Arrow Mirror & Glass, Inc., 51 S.W.3d 787, 795–96 (Tex. App.—Houston [1st
Dist.], no pet.) (holding injunction was proper because employee started his own
company in competition with his former employer in violation of covenant not to
compete). A reviewing court must consider whether the employee breached the
covenant not to compete on a case-by-case basis, depending on the particular terms
of the covenant. See id.
In March 2001, the company hired Robertson as an estimator. As a condition
of employment, Robertson signed a non-compete agreement in which he promised not
to contact the company’s clients and not to compete within 100 miles of the company.
Robertson worked for the company until June 2002, when the company terminated
him.
At trial, Robertson admitted that he signed the non-compete agreement.

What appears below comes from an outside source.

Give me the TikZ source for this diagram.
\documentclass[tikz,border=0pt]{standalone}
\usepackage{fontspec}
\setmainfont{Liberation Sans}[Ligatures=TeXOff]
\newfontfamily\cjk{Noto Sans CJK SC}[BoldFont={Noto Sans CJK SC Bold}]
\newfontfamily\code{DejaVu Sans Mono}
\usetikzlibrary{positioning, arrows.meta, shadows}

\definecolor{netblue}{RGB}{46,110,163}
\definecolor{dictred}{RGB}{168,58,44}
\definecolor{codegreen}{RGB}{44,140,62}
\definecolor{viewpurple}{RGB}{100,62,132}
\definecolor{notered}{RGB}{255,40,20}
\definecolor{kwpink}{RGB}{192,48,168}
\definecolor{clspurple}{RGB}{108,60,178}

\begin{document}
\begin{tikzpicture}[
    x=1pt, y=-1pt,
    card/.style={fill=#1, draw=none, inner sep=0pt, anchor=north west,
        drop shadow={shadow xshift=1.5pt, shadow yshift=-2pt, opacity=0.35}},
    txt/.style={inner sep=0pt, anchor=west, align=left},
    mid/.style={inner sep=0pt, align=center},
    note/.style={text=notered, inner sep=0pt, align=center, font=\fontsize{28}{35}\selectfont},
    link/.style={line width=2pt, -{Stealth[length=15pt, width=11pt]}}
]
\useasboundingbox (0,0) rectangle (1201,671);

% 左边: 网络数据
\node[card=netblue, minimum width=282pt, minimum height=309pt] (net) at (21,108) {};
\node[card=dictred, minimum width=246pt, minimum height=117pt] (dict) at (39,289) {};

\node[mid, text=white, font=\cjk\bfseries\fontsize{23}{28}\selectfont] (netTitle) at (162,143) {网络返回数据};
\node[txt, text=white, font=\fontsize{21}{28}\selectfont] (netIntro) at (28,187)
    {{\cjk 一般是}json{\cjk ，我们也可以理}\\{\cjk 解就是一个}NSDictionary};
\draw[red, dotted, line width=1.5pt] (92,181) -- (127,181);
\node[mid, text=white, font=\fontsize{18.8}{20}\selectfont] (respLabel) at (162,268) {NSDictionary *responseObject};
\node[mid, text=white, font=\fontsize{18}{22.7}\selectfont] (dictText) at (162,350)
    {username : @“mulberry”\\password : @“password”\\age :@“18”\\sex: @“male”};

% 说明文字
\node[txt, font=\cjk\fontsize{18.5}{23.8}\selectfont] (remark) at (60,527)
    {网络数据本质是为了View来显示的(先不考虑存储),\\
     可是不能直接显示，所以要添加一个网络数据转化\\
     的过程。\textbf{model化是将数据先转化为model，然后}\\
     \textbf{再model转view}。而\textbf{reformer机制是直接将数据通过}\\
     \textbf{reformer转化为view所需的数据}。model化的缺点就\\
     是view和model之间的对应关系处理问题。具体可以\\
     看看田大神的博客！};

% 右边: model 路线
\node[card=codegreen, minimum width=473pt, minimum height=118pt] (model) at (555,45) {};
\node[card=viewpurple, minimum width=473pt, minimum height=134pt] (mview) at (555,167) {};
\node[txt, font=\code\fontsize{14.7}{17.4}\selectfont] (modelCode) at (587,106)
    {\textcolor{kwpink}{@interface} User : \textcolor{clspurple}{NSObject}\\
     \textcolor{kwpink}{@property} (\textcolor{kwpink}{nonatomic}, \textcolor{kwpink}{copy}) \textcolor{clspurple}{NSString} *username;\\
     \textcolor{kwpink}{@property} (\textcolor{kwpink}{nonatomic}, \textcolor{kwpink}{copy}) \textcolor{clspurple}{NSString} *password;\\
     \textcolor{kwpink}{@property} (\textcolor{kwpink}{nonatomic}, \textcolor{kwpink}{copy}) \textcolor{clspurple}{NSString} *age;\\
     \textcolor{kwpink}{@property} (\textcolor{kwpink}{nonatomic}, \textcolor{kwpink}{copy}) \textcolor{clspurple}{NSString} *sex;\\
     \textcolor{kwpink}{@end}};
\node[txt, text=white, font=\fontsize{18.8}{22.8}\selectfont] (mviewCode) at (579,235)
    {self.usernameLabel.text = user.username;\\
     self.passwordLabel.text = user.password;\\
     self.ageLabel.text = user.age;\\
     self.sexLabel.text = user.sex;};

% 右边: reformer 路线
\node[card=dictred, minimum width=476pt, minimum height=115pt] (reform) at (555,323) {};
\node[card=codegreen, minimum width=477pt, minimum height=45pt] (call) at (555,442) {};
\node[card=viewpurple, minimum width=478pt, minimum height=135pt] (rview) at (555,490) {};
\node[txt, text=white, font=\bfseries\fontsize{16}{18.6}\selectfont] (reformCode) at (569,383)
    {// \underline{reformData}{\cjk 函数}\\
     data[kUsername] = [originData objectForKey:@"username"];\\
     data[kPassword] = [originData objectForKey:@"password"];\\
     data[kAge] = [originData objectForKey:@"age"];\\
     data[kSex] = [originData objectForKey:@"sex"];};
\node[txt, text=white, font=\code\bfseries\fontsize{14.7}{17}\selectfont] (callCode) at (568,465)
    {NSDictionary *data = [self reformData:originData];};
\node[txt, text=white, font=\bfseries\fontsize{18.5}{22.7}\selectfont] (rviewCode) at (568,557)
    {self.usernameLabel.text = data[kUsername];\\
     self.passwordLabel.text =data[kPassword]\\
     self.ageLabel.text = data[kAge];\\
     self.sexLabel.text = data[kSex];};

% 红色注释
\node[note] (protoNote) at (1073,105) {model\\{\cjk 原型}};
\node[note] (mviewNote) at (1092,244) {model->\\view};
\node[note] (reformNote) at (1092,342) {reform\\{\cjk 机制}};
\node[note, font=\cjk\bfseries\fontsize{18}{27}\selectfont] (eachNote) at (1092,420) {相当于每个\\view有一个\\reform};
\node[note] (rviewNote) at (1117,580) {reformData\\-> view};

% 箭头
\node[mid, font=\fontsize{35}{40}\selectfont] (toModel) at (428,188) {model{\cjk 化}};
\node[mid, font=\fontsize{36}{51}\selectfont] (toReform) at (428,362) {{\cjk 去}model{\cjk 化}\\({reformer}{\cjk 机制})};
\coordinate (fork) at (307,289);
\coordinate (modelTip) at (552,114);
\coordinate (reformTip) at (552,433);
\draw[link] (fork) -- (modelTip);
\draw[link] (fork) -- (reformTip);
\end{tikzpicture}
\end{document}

In
support of the company’s claim against Robertson, Talley testified that Robertson
contacted State Farm Insurance, a company client, and admitted doing business with
State Farm. Talley also testified that a “good” estimator “should” earn $1 million for
the company, and that the company would lose $1 million if an estimator left and
competed with the company. There was no testimony, however, concerning (1) the
scope or duration of Robertson’s alleged contacts or business dealings with State
Farm, (2) where the alleged contacts or business dealings took place, or (3) how far
from the company headquarters the alleged business dealings or contacts took place.
Furthermore, besides generally stating that an estimator “should” earn $1 million for
the company and that the company’s damages would be $1 million if an estimator
competed within 100 miles, the company did not sufficiently detail the correlation
between the expected earnings of an estimator and the company’s alleged damages.

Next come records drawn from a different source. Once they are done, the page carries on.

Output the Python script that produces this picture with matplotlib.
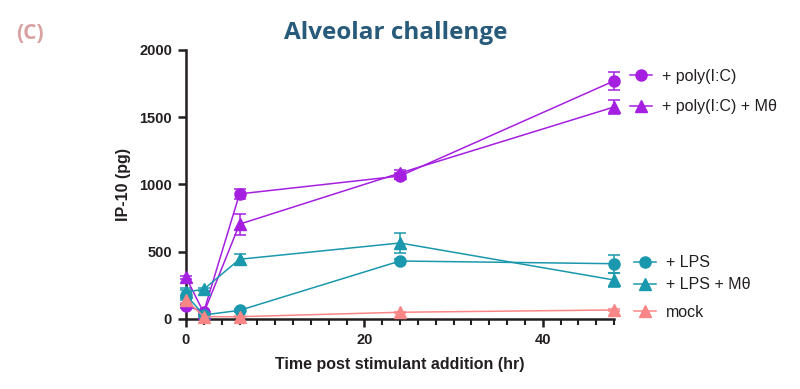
import matplotlib
matplotlib.use("Agg")
import matplotlib.pyplot as plt
from matplotlib.lines import Line2D
from matplotlib.ticker import MultipleLocator

plt.rcParams['font.family'] = ['Liberation Sans', 'DejaVu Sans']

# data (hr, pg)
time_hr = [0, 2, 6, 24, 48]

polyic = [97, 55, 930, 1063, 1770]
polyic_err = [15, 10, 37, 20, 70]
polyic_m = [310, 45, 705, 1085, 1576]
polyic_m_err = [10, 10, 78, 25, 55]
lps = [178, 30, 64, 431, 411]
lps_err = [40, 8, 10, 15, 67]
lps_m = [200, 221, 444, 565, 290]
lps_m_err = [30, 10, 40, 75, 50]
mock = [141, 17, 17, 50, 67]
mock_err = [25, 5, 5, 5, 5]

series_labels = ["+ poly(I:C)", "+ poly(I:C) + M\u03b8", "+ LPS", "+ LPS + M\u03b8", "mock"]

PURPLE = "#a51fe0"
TEAL = "#1a98ad"
SALMON = "#f98686"
INK = "#231f20"

fig = plt.figure(figsize=(8, 3.89), dpi=100)
ax = fig.add_axes([0.2325, 0.18, 0.535, 0.6915])

series = [
    (polyic, polyic_err, PURPLE, "o"),
    (polyic_m, polyic_m_err, PURPLE, "^"),
    (lps, lps_err, TEAL, "o"),
    (lps_m, lps_m_err, TEAL, "^"),
    (mock, mock_err, SALMON, "^"),
]

for vals, err, col, mk in series:
    ax.errorbar(time_hr, vals, yerr=err, color=col, marker=mk, markersize=8,
                lw=1.1, elinewidth=1.1, capsize=4, capthick=1.1, clip_on=False, zorder=3)

ax.set_xlim(0, 48)
ax.set_ylim(0, 2000)
ax.xaxis.set_major_locator(MultipleLocator(20))
ax.xaxis.set_minor_locator(MultipleLocator(2))
ax.yaxis.set_major_locator(MultipleLocator(500))

for side in ['top', 'right']:
    ax.spines[side].set_visible(False)
for side in ['left', 'bottom']:
    ax.spines[side].set_linewidth(1.8)
    ax.spines[side].set_color(INK)

ax.tick_params(which='major', length=6, width=1.8, color=INK, labelsize=10.5, pad=4)
ax.tick_params(which='minor', length=4, width=1.5, color=INK)
for lab in ax.get_xticklabels() + ax.get_yticklabels():
    lab.set_fontweight('bold')
    lab.set_color(INK)

ax.set_xlabel("Time post stimulant addition (hr)", fontsize=11.5, fontweight='bold', color=INK, labelpad=7)
ax.set_ylabel("IP-10 (pg)", fontsize=11.5, fontweight='bold', color=INK, labelpad=6)

fig.text(0.494, 0.915, "Alveolar challenge", ha='center', va='center', fontsize=17.5,
         fontweight='bold', color="#285a7a", family=['Open Sans', 'DejaVu Sans'])
fig.text(0.02, 0.915, "(C)", ha='left', va='center', fontsize=15, fontweight='bold',
         color="#d9a2a2", family=['Open Sans', 'DejaVu Sans'])

# legend entries, one per row, at the spots used in the figure
legend_x = [0.7875, 0.7875, 0.7925, 0.7925, 0.7925]
legend_y = [0.804, 0.725, 0.324, 0.268, 0.197]
for (vals, err, col, mk), lab, lx, ly in zip(series, series_labels, legend_x, legend_y):
    h = Line2D([], [], color=col, marker=mk, markersize=8, lw=1.1)
    leg = fig.legend([h], [lab], loc='center left', bbox_to_anchor=(lx, ly),
                     frameon=False, fontsize=11.5, handlelength=1.4, handletextpad=0.6,
                     borderpad=0, borderaxespad=0)
    for t in leg.get_texts():
        t.set_color(INK)

fig.savefig("out.png", dpi=100)
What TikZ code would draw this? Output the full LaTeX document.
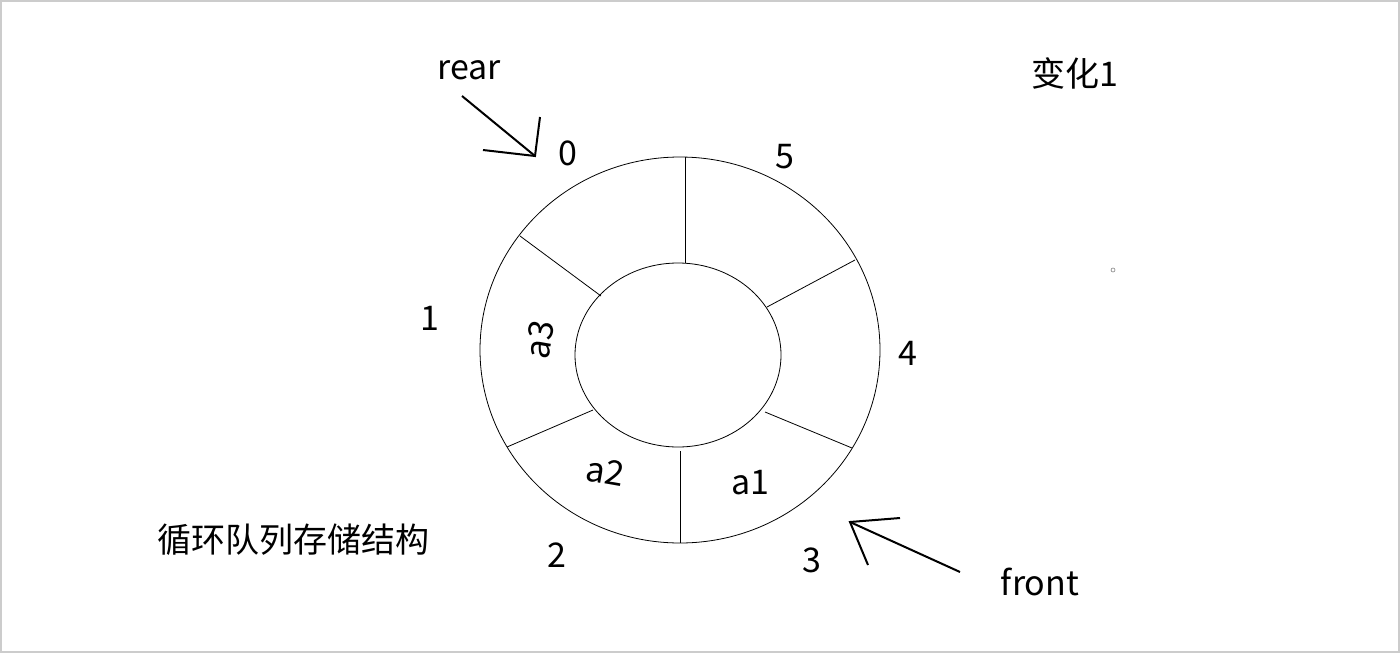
\documentclass[tikz,border=0pt]{standalone}
\usepackage{fontspec}
\setmainfont{Noto Sans CJK SC}
\begin{document}
\begin{tikzpicture}[x=1pt,y=-1pt,
  lbl/.style={font=\fontsize{34}{40}\selectfont,inner sep=0pt},
  thin/.style={draw=black,line width=0.8pt},
  arr/.style={draw=black,line width=2pt}]
\useasboundingbox (0,0) rectangle (1400,653);
\draw[gray!40,line width=1.5pt] (1,1) rectangle (1399,652);
\draw[thin] (680,350) ellipse [x radius=200,y radius=193];
\draw[thin] (678,355) ellipse [x radius=103,y radius=92];
\coordinate (t1) at (685,157); \coordinate (t2) at (685,263);
\draw[thin] (t1)--(t2);
\draw[thin] (520,236)--(601,296);
\draw[thin] (855,260)--(767,307);
\draw[thin] (852,448)--(765,412);
\draw[thin] (507,447)--(593,410);
\draw[thin] (680,451)--(680,543);
\node[lbl] (rear) at (469,70) {rear};
\coordinate (ra) at (535,156);
\draw[arr] (462,96)--(ra);
\draw[arr] (483,150)--(ra)--(540,117);
\node[lbl] (n0) at (568,153) {0};
\node[lbl] (n5) at (785,157) {5};
\node[lbl] (n1) at (430,318) {1};
\node[lbl] (n4) at (908,353) {4};
\node[lbl] (n2) at (557,555) {2};
\node[lbl] (n3) at (812,560) {3};
\node[lbl] (front) at (1040,582) {front};
\coordinate (fa) at (850,522);
\draw[arr] (960,572)--(fa);
\draw[arr] (900,518)--(fa)--(868,565);
\node[lbl] (bh) at (1075,73) {变化1};
\node[lbl] (title) at (293,540) {循环队列存储结构};
\node[lbl,rotate=80] (a3) at (540,340) {a3};
\node[lbl,rotate=-10] (a2) at (605,472) {a2};
\node[lbl] (a1) at (750,483) {a1};
\draw[gray,line width=0.6pt] (1113,270) circle (2);
\end{tikzpicture}
\end{document}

This Court may not second guess or substitute our judgment for that of the trier
of fact. Pool v. Ford Motor Co., 715 S.W.2d 629, 634 (Tex. 1986); Cain, 709 S.W.2d
at 176. We cannot say that the trial court’s failure to find a breach of the non-compete agreement is so contrary to the great weight and preponderance of the
evidence that the finding is clearly wrong and manifestly unjust. See Cain, 709
S.W.2d at 176, and therefore hold that the evidence is factually sufficient to support
the trial court’s finding.
We overrule the company’s eighth issue.
Conclusion
We affirm the judgment of the trial court.
Elsa Alcala
Justice
Panel consists of Justices Taft, Alcala, and Higley.